- _Set task_: Say only how many lines contain the word "matplotlib".

- _Data to use_:
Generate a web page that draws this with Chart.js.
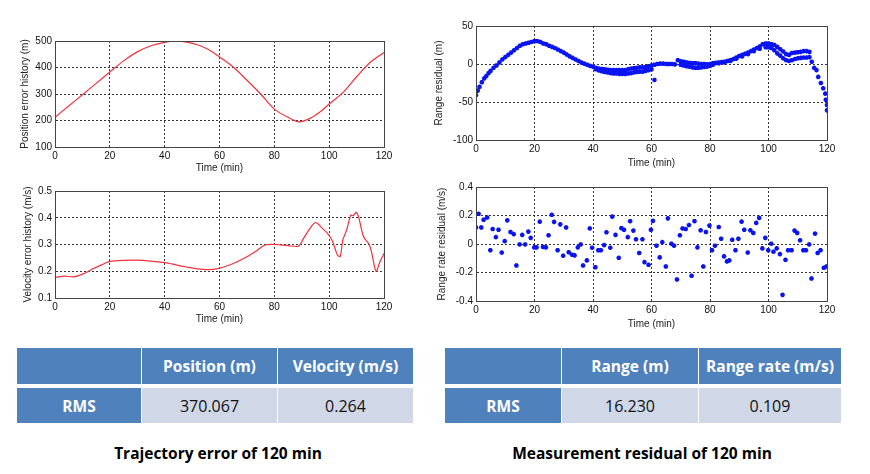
---
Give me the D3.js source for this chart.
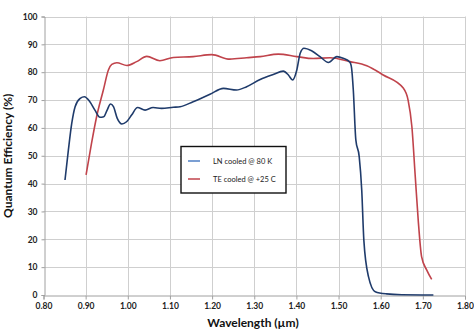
...
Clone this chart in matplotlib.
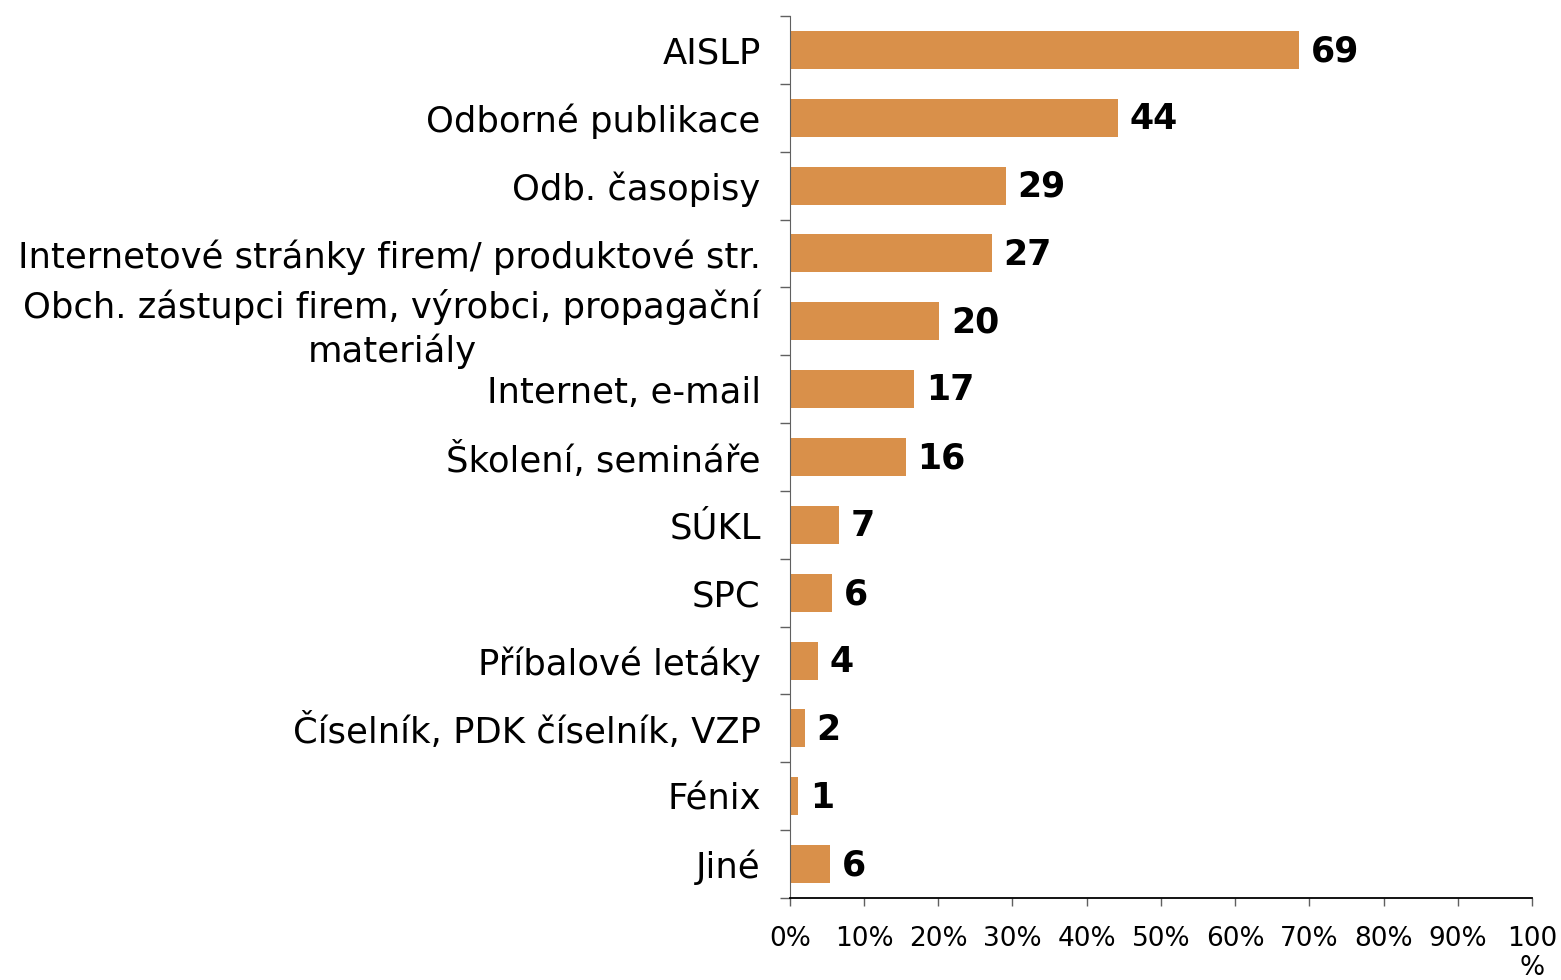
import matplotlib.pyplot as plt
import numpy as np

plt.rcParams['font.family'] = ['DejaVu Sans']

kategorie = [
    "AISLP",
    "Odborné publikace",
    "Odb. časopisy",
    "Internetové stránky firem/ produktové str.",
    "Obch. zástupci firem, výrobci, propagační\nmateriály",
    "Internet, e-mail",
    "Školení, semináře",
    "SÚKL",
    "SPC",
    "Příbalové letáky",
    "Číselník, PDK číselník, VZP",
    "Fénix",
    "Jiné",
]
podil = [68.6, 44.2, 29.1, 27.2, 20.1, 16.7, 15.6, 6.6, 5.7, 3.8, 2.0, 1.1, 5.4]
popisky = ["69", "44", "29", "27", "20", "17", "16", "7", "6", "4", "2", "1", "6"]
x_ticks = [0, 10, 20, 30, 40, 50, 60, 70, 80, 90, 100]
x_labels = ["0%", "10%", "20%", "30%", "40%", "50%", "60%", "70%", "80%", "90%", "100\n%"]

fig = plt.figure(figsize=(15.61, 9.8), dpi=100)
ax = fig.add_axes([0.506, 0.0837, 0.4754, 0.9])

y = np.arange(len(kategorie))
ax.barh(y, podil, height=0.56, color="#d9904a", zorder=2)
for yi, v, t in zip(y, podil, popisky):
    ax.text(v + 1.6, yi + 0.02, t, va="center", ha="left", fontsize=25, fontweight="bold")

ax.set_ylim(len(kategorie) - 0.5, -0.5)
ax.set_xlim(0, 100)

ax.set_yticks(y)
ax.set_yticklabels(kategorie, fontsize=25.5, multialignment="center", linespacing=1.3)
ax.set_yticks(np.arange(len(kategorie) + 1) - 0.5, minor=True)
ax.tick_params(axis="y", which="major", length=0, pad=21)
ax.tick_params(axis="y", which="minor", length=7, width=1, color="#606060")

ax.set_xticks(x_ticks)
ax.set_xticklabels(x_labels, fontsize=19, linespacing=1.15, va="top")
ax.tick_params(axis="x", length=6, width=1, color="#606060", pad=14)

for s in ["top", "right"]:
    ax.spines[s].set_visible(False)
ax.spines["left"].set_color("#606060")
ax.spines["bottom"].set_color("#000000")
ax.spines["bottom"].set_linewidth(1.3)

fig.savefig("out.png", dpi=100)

- _Solution to this problem_: 2